Dahl, Trine. "Contested Science in the Media: Linguistic Traces of News Writers’ Framing Activity." Written Communication 32.1 (2015): 39-65. Sage, 17 Nov. 2014. Web. 25 Sept. 2016. <http://wcx.sagepub.com/content/32/1/39.full.pdf+html>.
In “Contested Science in the Media: Linguistic Traces of News Writers’ Framing Activity” by Trine Dahl, Dahl compares and contrasts the framing methods used in six different news articles writing about the same subject on research from Nature regarding the geoengineering of the ocean with iron to increase algae and plankton growth which would, in turn, reduce carbon dioxide in the atmosphere.
Dahl’s argument is that the writers of the articles use framing methods such as “frame setting,” which is the personal interpretation of the issue, and “frame sending,” the relaying interpretations by various public actors that are not writer themselves. The ultimate conclusion is that based on the rhetoric that these writers use, they are indeed actively using these framing methods—a mix of both according to Dahl’s research—and that the lens in which each of the article was written under was not an arbitrary opinion.

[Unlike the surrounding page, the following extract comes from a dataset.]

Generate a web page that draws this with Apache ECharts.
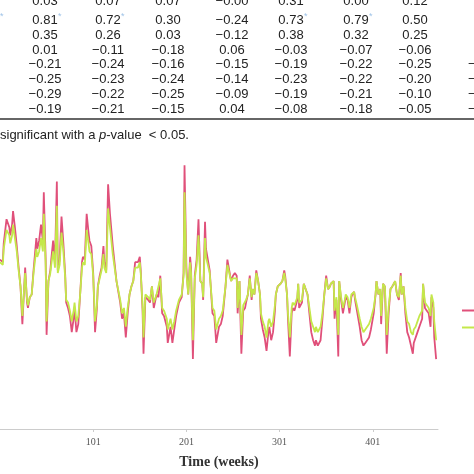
<!DOCTYPE html>
<html>
<head>
<meta charset="utf-8">
<script src="https://cdn.jsdelivr.net/npm/echarts@6/dist/echarts.min.js"></script>
<style>html,body{margin:0;padding:0;background:#fff}#chart{width:474px;height:474px}</style>
</head>
<body>
<div id="chart"></div>
<script>
// table rows visible at top of page
var tableTop = ['0.03','0.07','0.07','\u22120.00','0.31','0.00','0.12']
var tableRows = [
    ['0.81*','0.72*','0.30','\u22120.24','0.73*','0.79*','0.50'],
    ['0.35','0.26','0.03','\u22120.12','0.38','0.32','0.25'],
    ['0.01','\u22120.11','\u22120.18','0.06','\u22120.03','\u22120.07','\u22120.06'],
    ['\u22120.21','\u22120.24','\u22120.16','\u22120.15','\u22120.19','\u22120.22','\u22120.25'],
    ['\u22120.25','\u22120.23','\u22120.24','\u22120.14','\u22120.23','\u22120.22','\u22120.20'],
    ['\u22120.29','\u22120.22','\u22120.25','\u22120.09','\u22120.19','\u22120.21','\u22120.10'],
    ['\u22120.19','\u22120.21','\u22120.15','0.04','\u22120.08','\u22120.18','\u22120.05']
]

// chart series: week, observed, fitted
var weeks = [1,4,5,8,11,12,14,15,17,19,21,23,25,28,30,31,33,35,37,40,41,43,45,47,48,50,51,53,55,56,58,60,62,63,65,67,69,71,72,74,76,78,80,81,83,85,87,89,90,92,94,96,97,99,101,103,105,106,108,110,112,113,115,117,119,122,126,130,
    132,134,136,138,140,142,144,146,149,151,152,154,155,157,160,162,164,166,169,171,173,175,177,180,181,184,186,188,190,193,196,198,199,201,203,205,206,208,210,212,214,216,218,219,221,222,224,226,229,231,233,236,238,240,243,245,246,249,251,
    253,255,256,258,260,262,264,265,267,269,271,272,274,276,278,280,281,283,285,287,289,290,292,294,296,297,299,302,304,306,307,309,310,312,314,315,317,320,321,322,325,327,329,331,333,335,337,339,340,342,345,347,349,351,353,355,356,359,360,362,364,365,367,369,371,372,374,
    376,378,379,381,382,384,387,389,391,393,395,397,399,402,404,405,407,409,410,412,414,416,418,420,422,424,425,427,429,431,432,434,436,438,440,442,444,445,447,449,451,454,455,457,459,461,463,464,466,467,469]
var observed = [63,62,69,78,75,72,76,81,75,68,60,53,39,60,47,45,49,50,59,71,67,70,76,70,88,63,35,55,59,63,70,62,92,59,63,79,69,57,47,45,42,36,41,45,36,39,50,62,64,63,80,73,70,68,58,36,45,53,57,60,68,62,59,91,80,68,55,47,
    41,43,34,43,50,53,55,62,62,64,59,44,28,49,48,47,53,45,50,49,57,43,42,38,32,38,32,37,42,47,49,58,98,60,50,64,60,26,57,63,78,55,54,48,77,67,63,59,43,42,32,38,39,42,53,63,63,55,57,
    58,57,43,55,28,44,45,47,50,57,48,52,50,59,55,50,41,37,34,29,36,38,33,36,44,50,53,54,55,59,57,50,41,27,43,45,44,48,54,45,47,54,54,50,43,36,33,31,33,31,33,41,50,57,52,53,54,55,41,48,27,55,48,43,47,49,48,
    43,49,50,51,48,44,38,33,31,32,32,34,37,43,50,55,50,52,39,54,53,28,43,52,53,53,55,50,48,58,50,53,43,36,34,31,28,32,32,36,38,41,54,45,44,43,38,49,45,34,26]
var fitted = [62,61,67,74,72,69,72,76,71,66,59,53,42,58,48,46,49,50,58,67,64,66,71,66,80,61,40,55,58,61,66,60,83,58,61,73,66,56,48,47,44,40,44,47,40,42,50,60,62,61,74,69,66,65,57,40,46,53,56,59,65,60,58,82,75,65,55,48,
    43,45,38,45,50,53,55,60,60,62,58,46,34,50,49,48,53,47,50,50,56,45,44,41,37,41,37,40,44,48,50,57,88,58,50,62,58,33,56,61,72,55,54,49,71,64,61,58,45,44,37,41,42,44,53,61,61,55,56,
    56,56,45,55,35,46,46,48,50,56,49,52,50,58,55,50,43,40,38,34,40,41,38,40,46,50,53,54,55,58,56,50,43,34,45,47,46,49,54,47,48,54,54,50,45,40,38,36,38,36,38,43,50,56,52,53,54,55,44,49,35,55,49,45,48,50,49,
    45,50,50,51,49,46,41,38,36,37,37,39,41,45,50,55,50,52,42,54,53,35,45,52,53,53,55,50,49,57,50,53,45,40,39,36,35,37,38,40,42,44,54,47,46,45,42,50,47,40,33]

var colObserved = '#e0507a'
var colFitted = '#c4e84a'

var chartDom = document.getElementById('chart')
var myChart = echarts.init(chartDom)

var colX = [45,108,168,232,291,356,415]
var rowY = [-5,14,29,44,58,73,88,103]
var texts = []
function addRow(row, y){
    for (var i in row){
        var s = row[i]
        var star = s.indexOf('*') >= 0
        s = s.replace('*','')
        texts.push({type:'text', x:colX[i], y:y, style:{text:s, fill:'#222', font:'13px "Liberation Sans", sans-serif', textAlign:'center'}})
        if (star)
            texts.push({type:'text', x:colX[i]+13, y:y-2, style:{text:'*', fill:'#9fc3e8', font:'9px sans-serif'}})
    }
}
addRow(tableTop, rowY[0])
for (var r in tableRows){
    addRow(tableRows[r], rowY[+r+1])
    if (r >= 3) texts.push({type:'text', x:468, y:rowY[+r+1], style:{text:'\u2212', fill:'#222', font:'13px sans-serif'}})
}
texts.push({type:'text', x:0, y:12, style:{text:'*', fill:'#9fc3e8', font:'9px sans-serif'}})
texts.push({type:'rect', shape:{x:0, y:118, width:474, height:2}, style:{fill:'#666'}})
texts.push({type:'text', x:0, y:129, style:{
    text:'significant with a {i|p}-value  < 0.05.', fill:'#222', font:'13px "Liberation Sans", sans-serif',
    rich:{i:{fontStyle:'italic', fontSize:13, fontFamily:'Liberation Sans', fill:'#222'}}
}})

function pairs(vals){
    var out = []
    for (var i = 0; i < weeks.length; i++) out.push([weeks[i]-1, vals[i]])
    return out
}

option = {
    animation:false,
    grid:{left:-1, right:36, top:160, bottom:45},
    graphic:texts,
    legend:{
        orient:'vertical', left:457, top:300, itemGap:6, itemWidth:18,
        icon:'rect', itemHeight:2,
        textStyle:{fontSize:11},
        data:['Observed','Fitted']
    },
    xAxis:{
        type:'value', min:0, max:470, interval:100,
        name:'Time (weeks)', nameLocation:'middle', nameGap:26,
        nameTextStyle:{fontFamily:'Liberation Serif', fontWeight:'bold', fontSize:14, color:'#333'},
        axisLine:{lineStyle:{color:'#ccc'}},
        axisTick:{length:3, lineStyle:{color:'#ccc'}},
        splitLine:{show:false},
        axisLabel:{showMinLabel:false, showMaxLabel:false, fontFamily:'Liberation Serif', fontSize:10, color:'#555',
            formatter:function(v){ return String(v+1) }}
    },
    yAxis:{type:'value', min:0, max:100, show:false},
    series:[
        {name:'Observed', type:'line', data:pairs(observed), showSymbol:false, lineStyle:{color:colObserved, width:1.8}, itemStyle:{color:colObserved}},
        {name:'Fitted', type:'line', data:pairs(fitted), showSymbol:false, lineStyle:{color:colFitted, width:1.8}, itemStyle:{color:colFitted}}
    ]
}
option && myChart.setOption(option)
</script>
</body>
</html>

I don’t see myself recommended this article to my fellow peers. It was only mildly interesting and I was a little disappointed myself in the ways in which the arguments were framed, discussed and concluded upon. The conclusion Dahl came to was nothing paramount or ground-breaking either. We all know that media and news have been framed and have had biases for decades, and I was hoping Dahl would give us more insight as to how the rhetoric that outlets use influences framing/how effective are they. I also don’t think this information would be terribly beneficial from a teaching standpoint. While I do see the validity in students learning that what they consume through the media isn’t completely neutral, I think for the purposes of a comp class that doesn’t necessarily fit the content. (I can see arguments against that, though.) Furthermore, I feel that there are better texts out there that could teach students rhetoric strategies in their writing as well as understanding how it works in other writings, rather than just looking at other writing and trying to discern what’s happening there.